------ EXTRACTED MATERIAL ------

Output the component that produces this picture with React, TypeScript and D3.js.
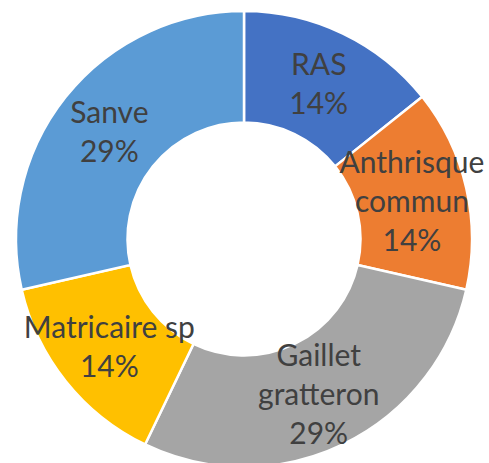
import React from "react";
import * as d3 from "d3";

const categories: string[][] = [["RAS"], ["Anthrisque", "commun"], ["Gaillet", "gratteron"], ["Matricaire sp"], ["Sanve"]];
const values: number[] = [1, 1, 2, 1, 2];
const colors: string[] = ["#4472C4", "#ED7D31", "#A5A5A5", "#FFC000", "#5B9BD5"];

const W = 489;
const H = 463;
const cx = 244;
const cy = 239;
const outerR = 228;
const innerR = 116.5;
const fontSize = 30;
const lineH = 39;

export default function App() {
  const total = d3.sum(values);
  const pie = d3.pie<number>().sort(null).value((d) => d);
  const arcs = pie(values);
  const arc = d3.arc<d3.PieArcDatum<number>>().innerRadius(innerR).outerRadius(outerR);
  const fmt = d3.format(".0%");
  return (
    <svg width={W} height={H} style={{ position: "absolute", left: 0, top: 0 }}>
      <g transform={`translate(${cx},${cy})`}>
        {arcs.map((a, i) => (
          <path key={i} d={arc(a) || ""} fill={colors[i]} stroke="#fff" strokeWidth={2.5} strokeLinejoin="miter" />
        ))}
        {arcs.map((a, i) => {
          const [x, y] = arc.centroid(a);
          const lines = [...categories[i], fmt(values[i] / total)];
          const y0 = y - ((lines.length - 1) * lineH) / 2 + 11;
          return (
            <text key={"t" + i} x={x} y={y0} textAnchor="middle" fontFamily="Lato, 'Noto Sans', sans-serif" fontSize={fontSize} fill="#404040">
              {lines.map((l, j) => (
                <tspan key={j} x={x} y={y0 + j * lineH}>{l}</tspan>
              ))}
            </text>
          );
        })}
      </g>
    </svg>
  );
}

------
------ EXTRACTED MATERIAL ------

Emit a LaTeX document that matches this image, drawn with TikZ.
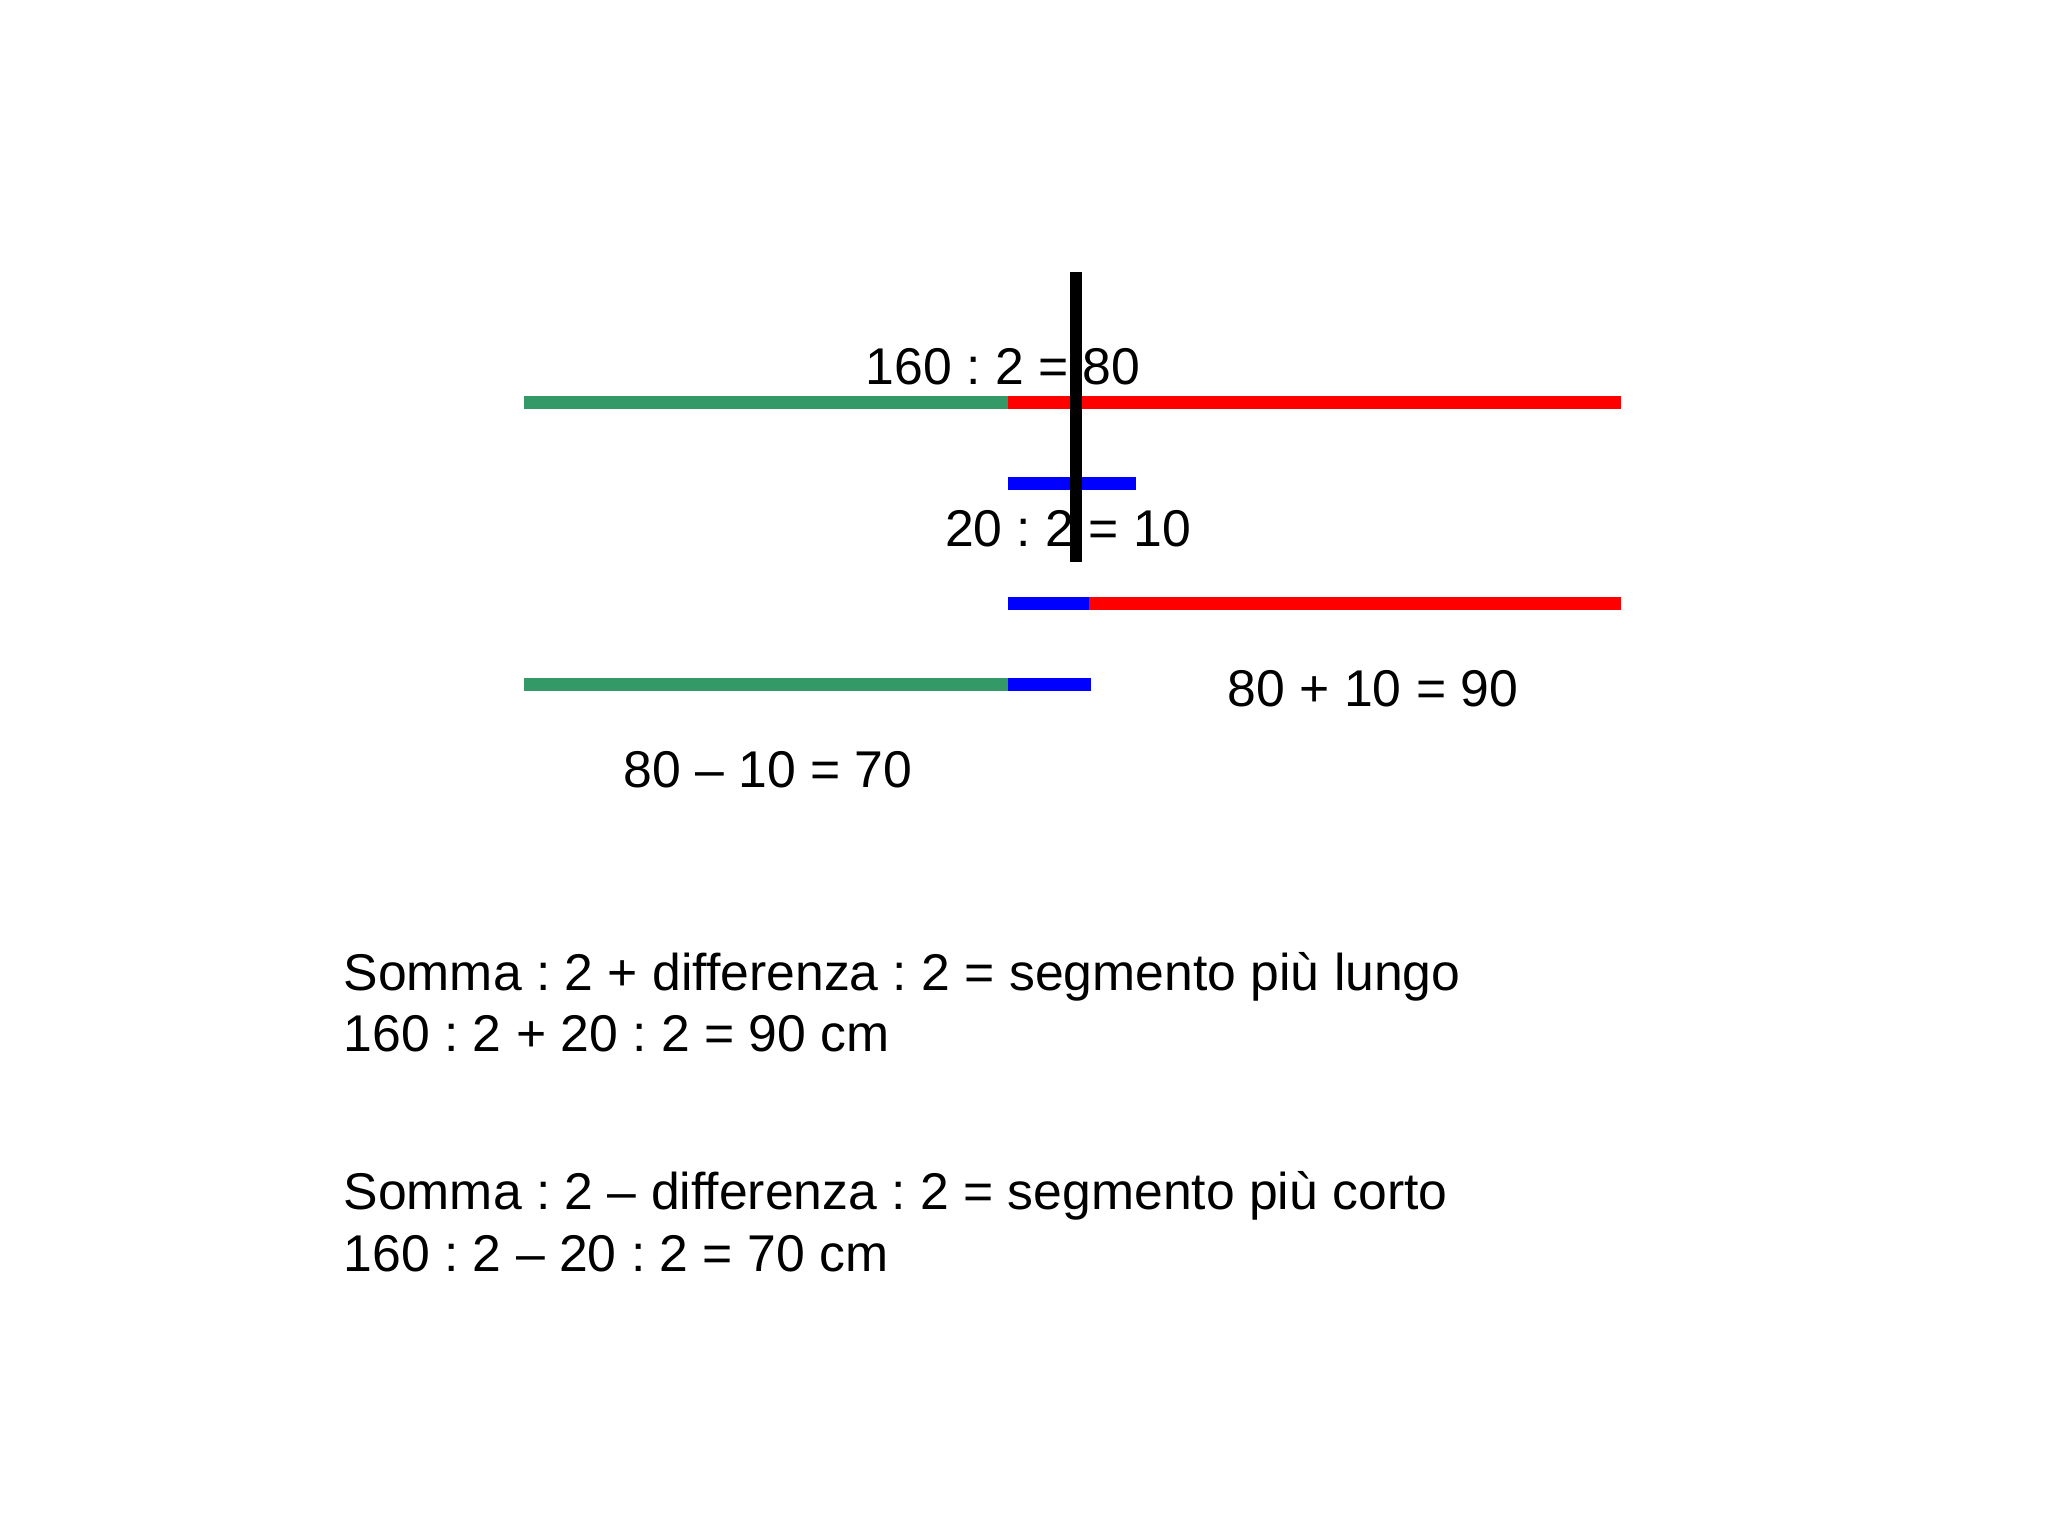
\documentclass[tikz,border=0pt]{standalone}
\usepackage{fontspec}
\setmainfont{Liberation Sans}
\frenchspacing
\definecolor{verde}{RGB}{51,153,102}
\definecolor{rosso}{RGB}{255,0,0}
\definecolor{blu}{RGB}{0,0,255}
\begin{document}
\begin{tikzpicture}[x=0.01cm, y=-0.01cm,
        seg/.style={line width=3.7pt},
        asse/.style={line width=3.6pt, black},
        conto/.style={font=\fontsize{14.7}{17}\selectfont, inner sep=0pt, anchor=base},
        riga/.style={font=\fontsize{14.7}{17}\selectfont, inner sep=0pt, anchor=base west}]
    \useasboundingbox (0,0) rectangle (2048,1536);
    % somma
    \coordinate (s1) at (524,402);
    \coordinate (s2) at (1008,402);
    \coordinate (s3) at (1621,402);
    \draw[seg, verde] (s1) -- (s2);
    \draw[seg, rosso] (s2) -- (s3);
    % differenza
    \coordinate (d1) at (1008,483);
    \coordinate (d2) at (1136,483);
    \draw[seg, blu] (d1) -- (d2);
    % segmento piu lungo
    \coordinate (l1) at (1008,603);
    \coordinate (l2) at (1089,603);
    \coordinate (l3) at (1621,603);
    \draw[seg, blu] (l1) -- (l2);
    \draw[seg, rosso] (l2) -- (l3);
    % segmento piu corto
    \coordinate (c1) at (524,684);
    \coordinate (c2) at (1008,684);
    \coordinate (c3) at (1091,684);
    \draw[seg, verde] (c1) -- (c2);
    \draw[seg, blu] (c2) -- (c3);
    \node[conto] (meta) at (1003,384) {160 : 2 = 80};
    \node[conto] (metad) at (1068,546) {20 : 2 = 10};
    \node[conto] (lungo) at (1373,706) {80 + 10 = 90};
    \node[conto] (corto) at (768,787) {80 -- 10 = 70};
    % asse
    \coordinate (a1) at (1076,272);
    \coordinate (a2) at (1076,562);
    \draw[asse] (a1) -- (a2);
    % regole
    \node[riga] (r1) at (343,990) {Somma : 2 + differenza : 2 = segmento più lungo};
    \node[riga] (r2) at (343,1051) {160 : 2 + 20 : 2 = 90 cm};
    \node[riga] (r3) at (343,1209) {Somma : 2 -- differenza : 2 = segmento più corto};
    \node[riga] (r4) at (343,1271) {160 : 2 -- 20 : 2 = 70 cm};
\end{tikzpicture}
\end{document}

------

■ **AIM**
Do not include pictures. Give again exactly the lines starting at the one with "Output the component" and ending at the one with "const lineH = 39;", both included.

■ **RESULT FOR THIS TASK**
Output the component that produces this picture with React, TypeScript and D3.js.
import React from "react";
import * as d3 from "d3";

const categories: string[][] = [["RAS"], ["Anthrisque", "commun"], ["Gaillet", "gratteron"], ["Matricaire sp"], ["Sanve"]];
const values: number[] = [1, 1, 2, 1, 2];
const colors: string[] = ["#4472C4", "#ED7D31", "#A5A5A5", "#FFC000", "#5B9BD5"];

const W = 489;
const H = 463;
const cx = 244;
const cy = 239;
const outerR = 228;
const innerR = 116.5;
const fontSize = 30;
const lineH = 39;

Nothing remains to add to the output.